Spandau Citadel, Germany

This Berlin citadel was built in the 1500s as a fortress. It’s undergone many transformations since then, from a military base to a prison to a trade school; it's currently a popular cultural center. The one thing that’s remained the same is the bat colony that’s lived here since its inception, and about 10,000 bats hibernate at Spandau every winter. Bat viewing is off limits during this time, but the citadel also houses a separate educational bat cellar, which includes a protected population of about 200 tropical fruit-eating bats. Viewing hours are from noon to 5 p.m. year round, sans flashlight.
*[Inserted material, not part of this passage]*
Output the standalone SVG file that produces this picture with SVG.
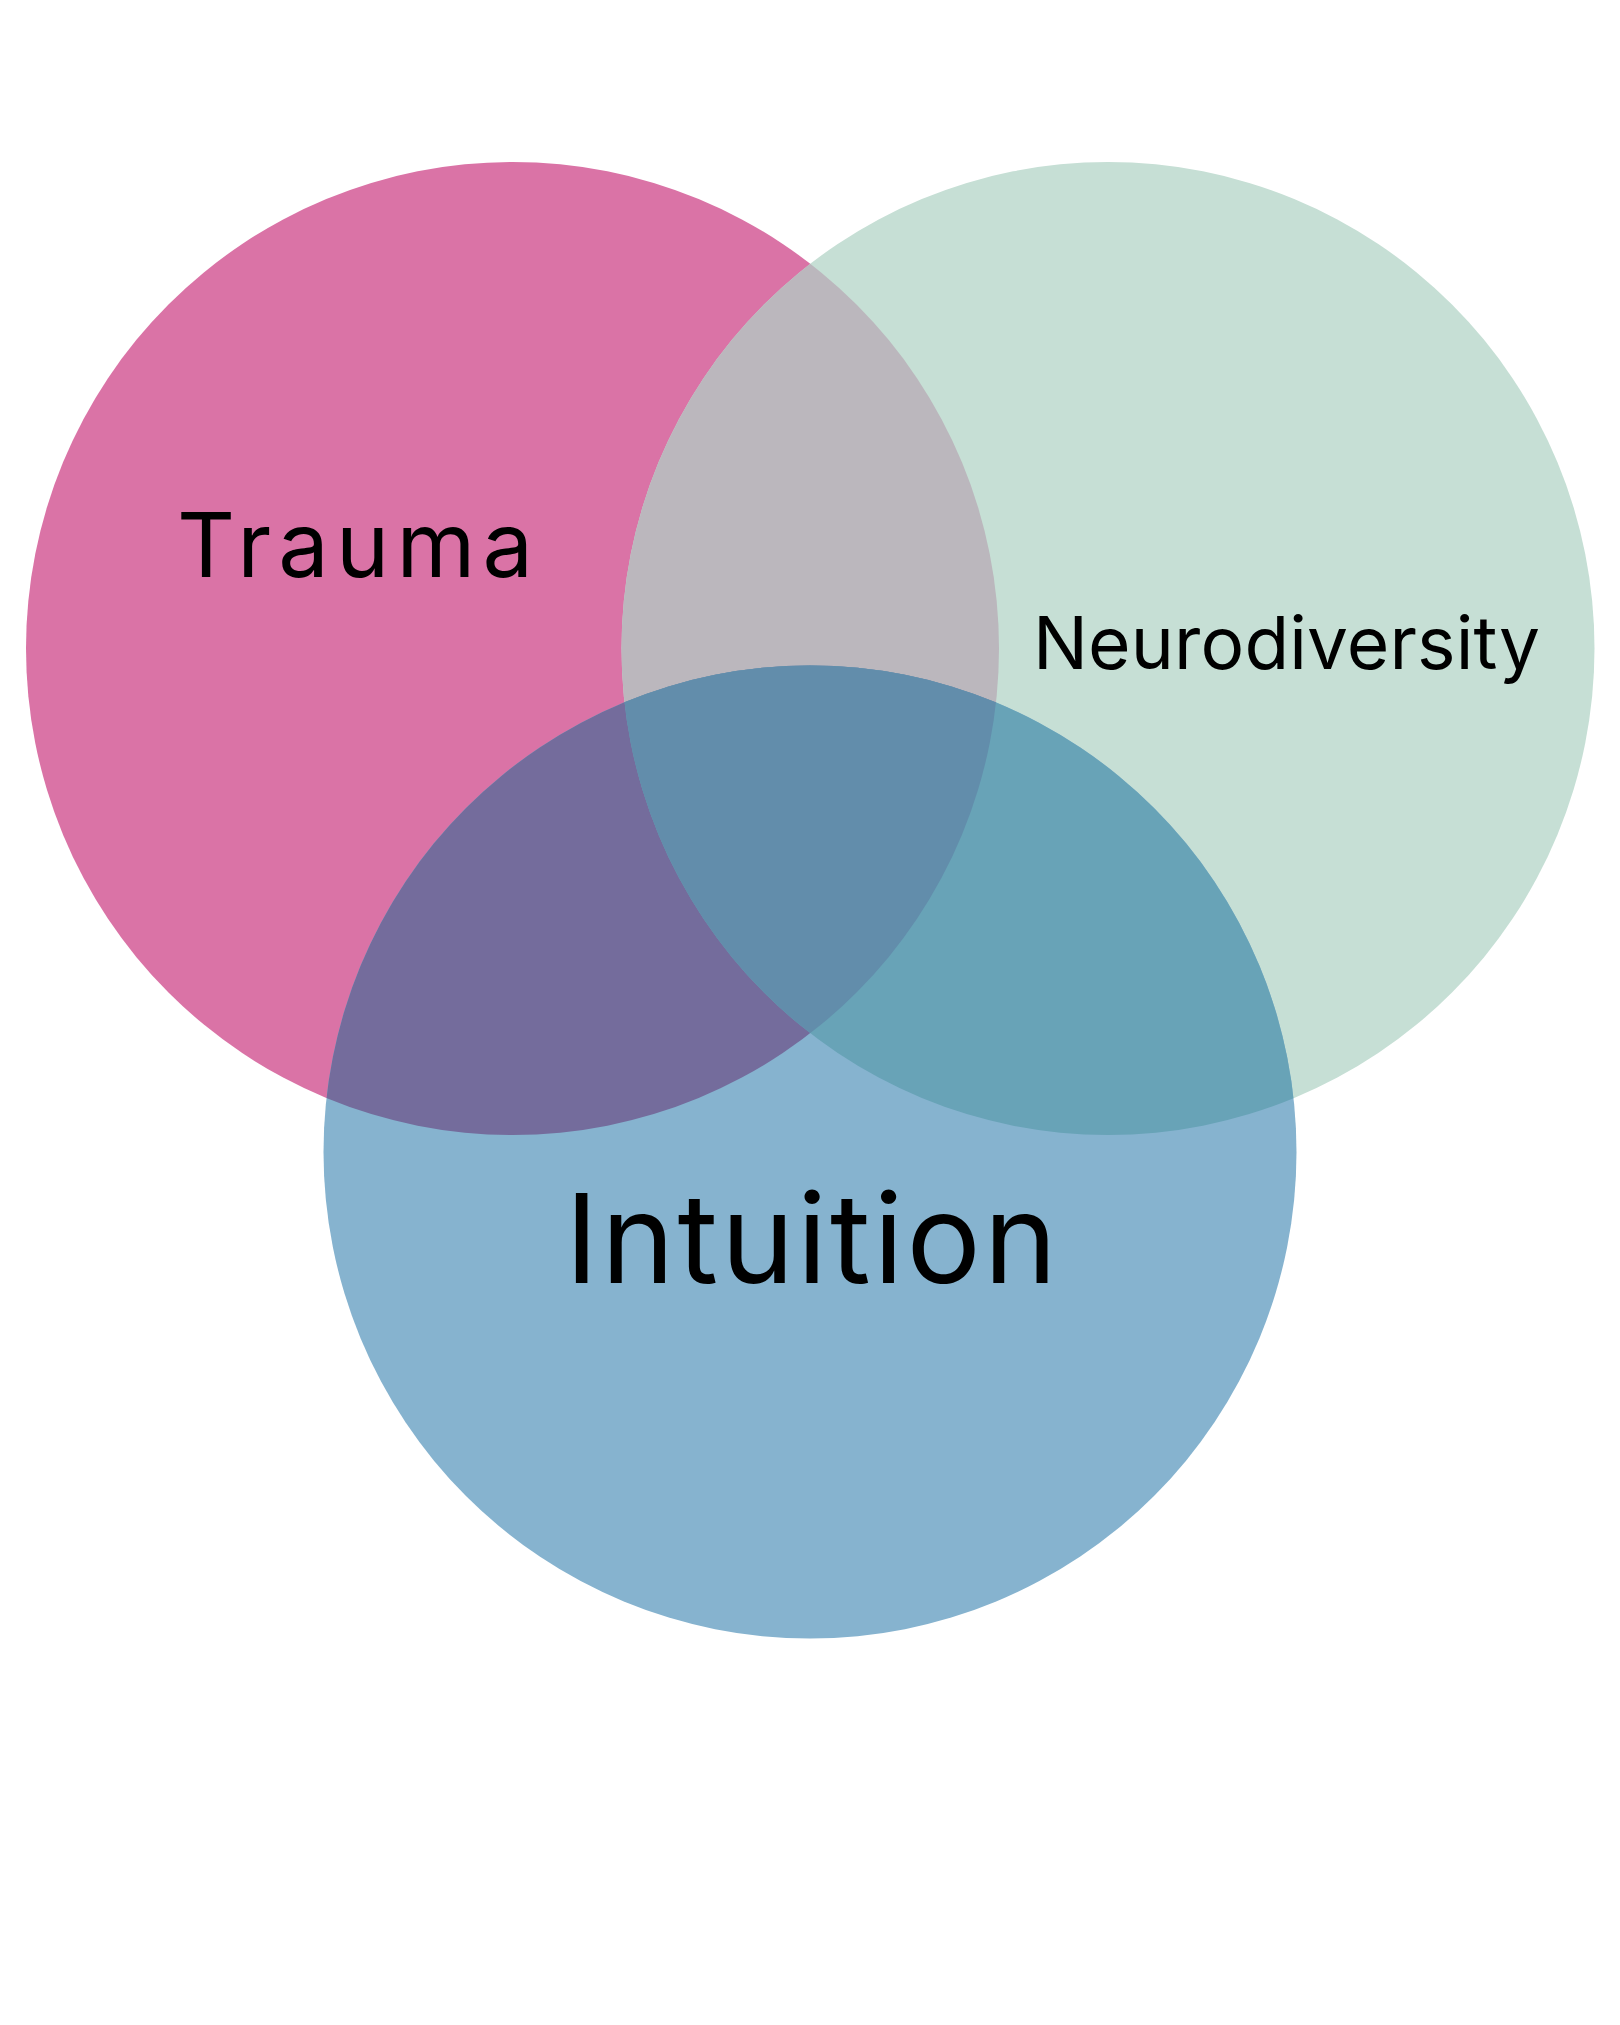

Monfort Bat Sanctuary, Philippines

Unfortunately, hunters have invaded most of Samal Island’s 70 bat caves, making Monfort Bat Sanctuary the only protected cave on the island. In 2010 the Guinness Book of World Records recognized it as home to the world's largest colony of Geoffrey’s Rousette fruit bats, with more than two million at last count.

Monfort Bat Sanctuary, Philippines

Day tours of the bats’ quarters are conducted seven days a week, and can be done without disturbing them since part of the caves are exposed, like a hole, allowing you to peer in from a safe distance. Tours visit five caves, including one that’s considered a maternity ward and nursery, and another one for seniors and pups learning how to fly. Bat Emergence Night (BEN) tours are offered on Friday and Saturday at dusk, and are included as part of the PHP 100 ($2) admission fee. Fruit bats don’t hibernate, so you can enjoy the 3.5-hour bat show year-round.
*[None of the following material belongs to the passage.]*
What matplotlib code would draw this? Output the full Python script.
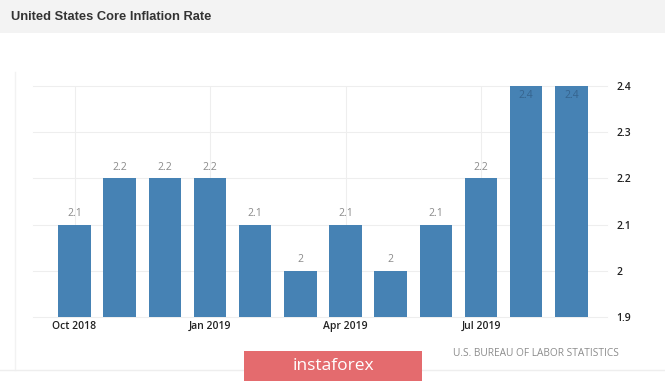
import matplotlib.pyplot as plt
from matplotlib.patches import Rectangle
from matplotlib.lines import Line2D

months = ['Oct 2018', 'Nov 2018', 'Dec 2018', 'Jan 2019', 'Feb 2019', 'Mar 2019',
          'Apr 2019', 'May 2019', 'Jun 2019', 'Jul 2019', 'Aug 2019', 'Sep 2019']
values = [2.1, 2.2, 2.2, 2.2, 2.1, 2.0, 2.1, 2.0, 2.1, 2.2, 2.4, 2.4]
value_labels = ['2.1', '2.2', '2.2', '2.2', '2.1', '2', '2.1', '2', '2.1', '2.2', '2.4', '2.4']
tick_months = ['Oct 2018', 'Jan 2019', 'Apr 2019', 'Jul 2019']
y_ticks = [1.9, 2.0, 2.1, 2.2, 2.3, 2.4]
y_tick_labels = ['1.9', '2', '2.1', '2.2', '2.3', '2.4']

W, H = 665, 382
fig = plt.figure(figsize=(W / 100, H / 100), dpi=100)
fig.patch.set_facecolor('white')

# header band
fig.patches.append(Rectangle((0, 1 - 33 / H), 1, 33 / H, transform=fig.transFigure,
                             facecolor='#f3f3f3', edgecolor='none', zorder=0))
fig.text(11 / W, 1 - 17 / H, 'United States Core Inflation Rate', fontsize=9.3,
         fontweight='bold', color='#333333', family='Liberation Sans',
         va='center', ha='left')

# faint card border
fig.lines.append(Line2D([15 / W, 15 / W], [1 - 72 / H, 1 - 370 / H], transform=fig.transFigure,
                        color='#f2f2f2', linewidth=1))
fig.lines.append(Line2D([0, 1], [1 - 370 / H, 1 - 370 / H], transform=fig.transFigure,
                        color='#eeeeee', linewidth=1))

left, right, top, bottom = 33, 607, 86, 317
ax = fig.add_axes([left / W, 1 - bottom / H, (right - left) / W, (bottom - top) / H])

x = list(range(len(values)))
ax.bar(x, values, width=0.72, color='#4682b4', zorder=3)
ax.set_ylim(1.9, 2.4)
ax.set_xlim(-0.92, 11.79)

for i, (v, lab) in enumerate(zip(values, value_labels)):
    if v >= 2.4:
        ax.annotate(lab, (i, v), xytext=(0, -3), textcoords='offset points', ha='center',
                    va='top', fontsize=7.5, color='#36648e', family='Open Sans',
                    zorder=5, annotation_clip=False)
    else:
        ax.annotate(lab, (i, v), xytext=(0, 4), textcoords='offset points', ha='center',
                    va='bottom', fontsize=7.5, color='#8a8a8a', family='Open Sans', zorder=4)

# grid
for yv in y_ticks:
    ax.axhline(yv, color='#eeeeee', linewidth=0.8, zorder=1, clip_on=False)
tick_pos = [months.index(m) for m in tick_months]
for p in tick_pos:
    ax.axvline(p, color='#eeeeee', linewidth=0.8, zorder=1)

ax.set_xticks(tick_pos)
ax.set_xticklabels(tick_months, fontsize=7.5, color='#222222', family='Open Sans',
                   fontweight='semibold')
ax.set_yticks(y_ticks)
ax.set_yticklabels(y_tick_labels, fontsize=7.5, color='#222222', family='Open Sans',
                   fontweight='semibold')
ax.yaxis.tick_right()
ax.tick_params(axis='x', length=0, pad=3)
ax.tick_params(axis='y', length=0, pad=7)
for s in ax.spines.values():
    s.set_visible(False)
ax.set_facecolor('white')

# source
fig.text(619 / W, 1 - 353 / H, 'U.S. BUREAU OF LABOR STATISTICS', fontsize=7.3,
         color='#8c8c8c', family='Open Sans', ha='right', va='center')

# watermark
fig.patches.append(Rectangle((244 / W, 1 - 381 / H), (422 - 244) / W, 30 / H,
                             transform=fig.transFigure, facecolor='#e46b6e',
                             edgecolor='none', zorder=5))
fig.text(333 / W, 1 - 366 / H, 'instaforex', fontsize=12.5, color='white',
         family='Open Sans', ha='center', va='center', zorder=6)

fig.savefig('out.png', dpi=100)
Naracoorte Caves National Park, Australia

Naracoorte Caves is not just the only World Heritage Site in South Australia; it's also home to the critically endangered Southern bent-wing bats. In fact, it’s one of only two known breeding spots for this species, with about 40,000 bats. The caves are a protected breeding site, and a research center tracks their lifespan and survival rates, as the species has drastically declined since the ‘60s. Visitors can see the bats year-round, first on an infrared camera at the Bat Observation Centre and then in real life on a guided tour of Blanche Cave.
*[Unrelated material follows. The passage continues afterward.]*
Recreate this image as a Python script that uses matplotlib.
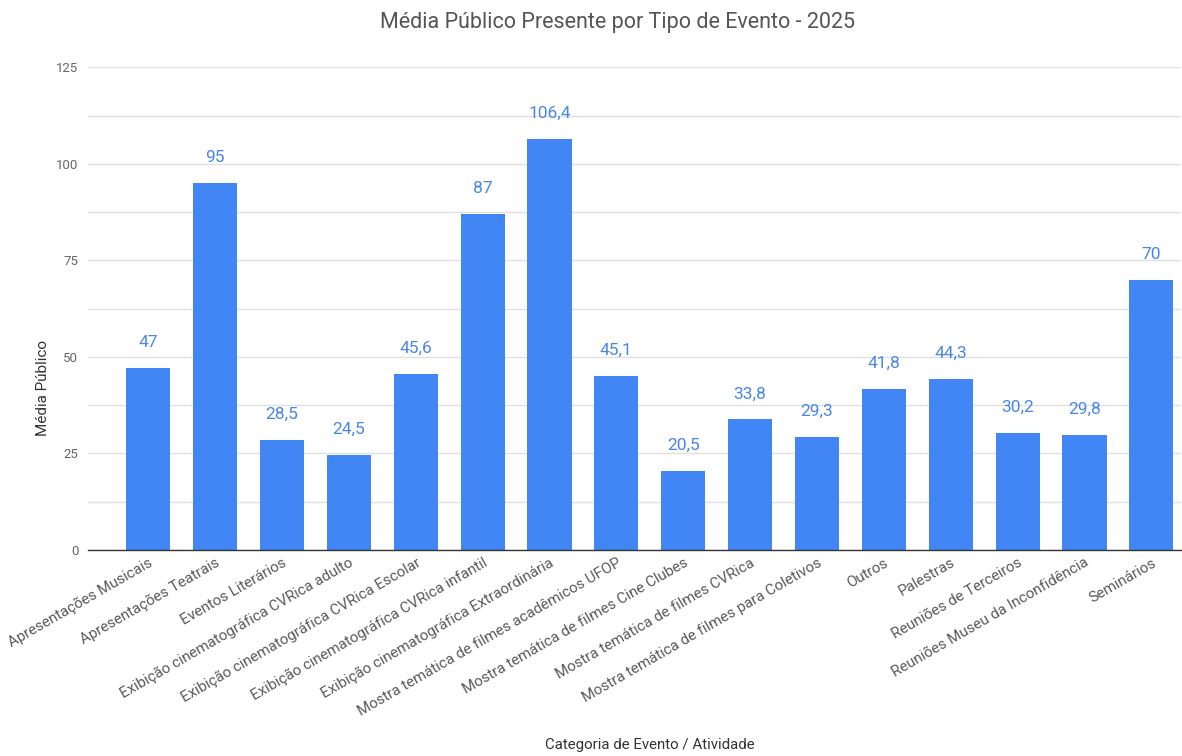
import matplotlib
matplotlib.use("Agg")
import matplotlib.pyplot as plt

categories = [
    "Apresentações Musicais",
    "Apresentações Teatrais",
    "Eventos Literários",
    "Exibição cinematográfica CVRica adulto",
    "Exibição cinematográfica CVRica Escolar",
    "Exibição cinematográfica CVRica infantil",
    "Exibição cinematográfica Extraordinária",
    "Mostra temática de filmes acadêmicos UFOP",
    "Mostra temática de filmes Cine Clubes",
    "Mostra temática de filmes CVRica",
    "Mostra temática de filmes para Coletivos",
    "Outros",
    "Palestras",
    "Reuniões de Terceiros",
    "Reuniões Museu da Inconfidência",
    "Seminários",
]
values = [47, 95, 28.5, 24.5, 45.6, 87, 106.4, 45.1, 20.5, 33.8, 29.3, 41.8, 44.3, 30.2, 29.8, 70]
y_ticks = [0, 25, 50, 75, 100, 125]

plt.rcParams['font.family'] = ['Roboto', 'DejaVu Sans']

fig = plt.figure(figsize=(11.82, 7.56), dpi=100)
ax = fig.add_axes([0.0745, 0.2725, 0.925, 0.6385])

x = list(range(len(categories)))
bars = ax.bar(x, values, width=0.66, color="#4285f4", zorder=3)

def fmt(v):
    if float(v).is_integer():
        return str(int(v))
    return f"{v}".replace(".", ",")

for xi, v in zip(x, values):
    ax.annotate(fmt(v), (xi, v), xytext=(0, 13), textcoords="offset points",
                ha="center", va="bottom", fontsize=12.5, color="#4a86e8")

ax.set_xlim(-0.9, 15.45)
ax.set_ylim(0, 125)
ax.set_yticks(y_ticks)
ax.set_yticks([12.5, 37.5, 62.5, 87.5, 112.5], minor=True)
ax.set_yticklabels([str(t) for t in y_ticks], fontsize=9.5, color="#666666")
ax.grid(axis="y", which="both", color="#e0e0e0", linewidth=1, zorder=0)
ax.tick_params(axis="y", which="both", length=0, pad=7)
ax.tick_params(axis="x", length=0, pad=4)
ax.set_xticks(x)
ax.set_xticklabels(categories, rotation=30, ha="right", rotation_mode="anchor",
                   fontsize=10.8, color="#5a5a5a")
for s in ["top", "right", "left"]:
    ax.spines[s].set_visible(False)
ax.spines["bottom"].set_color("#333333")
ax.spines["bottom"].set_linewidth(1)
ax.spines["bottom"].set_zorder(4)

fig.text(0.522, 0.97, "Média Público Presente por Tipo de Evento - 2025",
         ha="center", va="center", fontsize=15.5, color="#555555")
fig.text(0.036, 0.487, "Média Público", rotation=90, ha="center", va="center",
         fontsize=11, color="#333333")
fig.text(0.55, 0.014, "Categoria de Evento / Atividade", ha="center", va="center",
         fontsize=10.8, color="#333333")

fig.savefig("out.png", dpi=100)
Naracoorte Caves National Park, Australia

The bats hibernate in winter, but summer brings the wondrous bat exodus, when they spiral out of the cave at sunset in search of insects. Extreme morning people can also watch the colony return at dawn. The hour-long tour costs AUD $25 or $19.

Khao Luk Chang Bat Cave, Thailand

Khao Luk Chang Bat Cave is just outside of Khao Yai National Park, the country’s first national park and a UNESCO World Heritage Site. The park doesn’t offer tours, and you can’t enter the cave, but you can watch, by park estimates, as many as three million wrinkle-lipped bats swarming out of the cave at dusk. The hours-long bat tornado is a wonder to behold as the colony embarks on an insect-eating frenzy.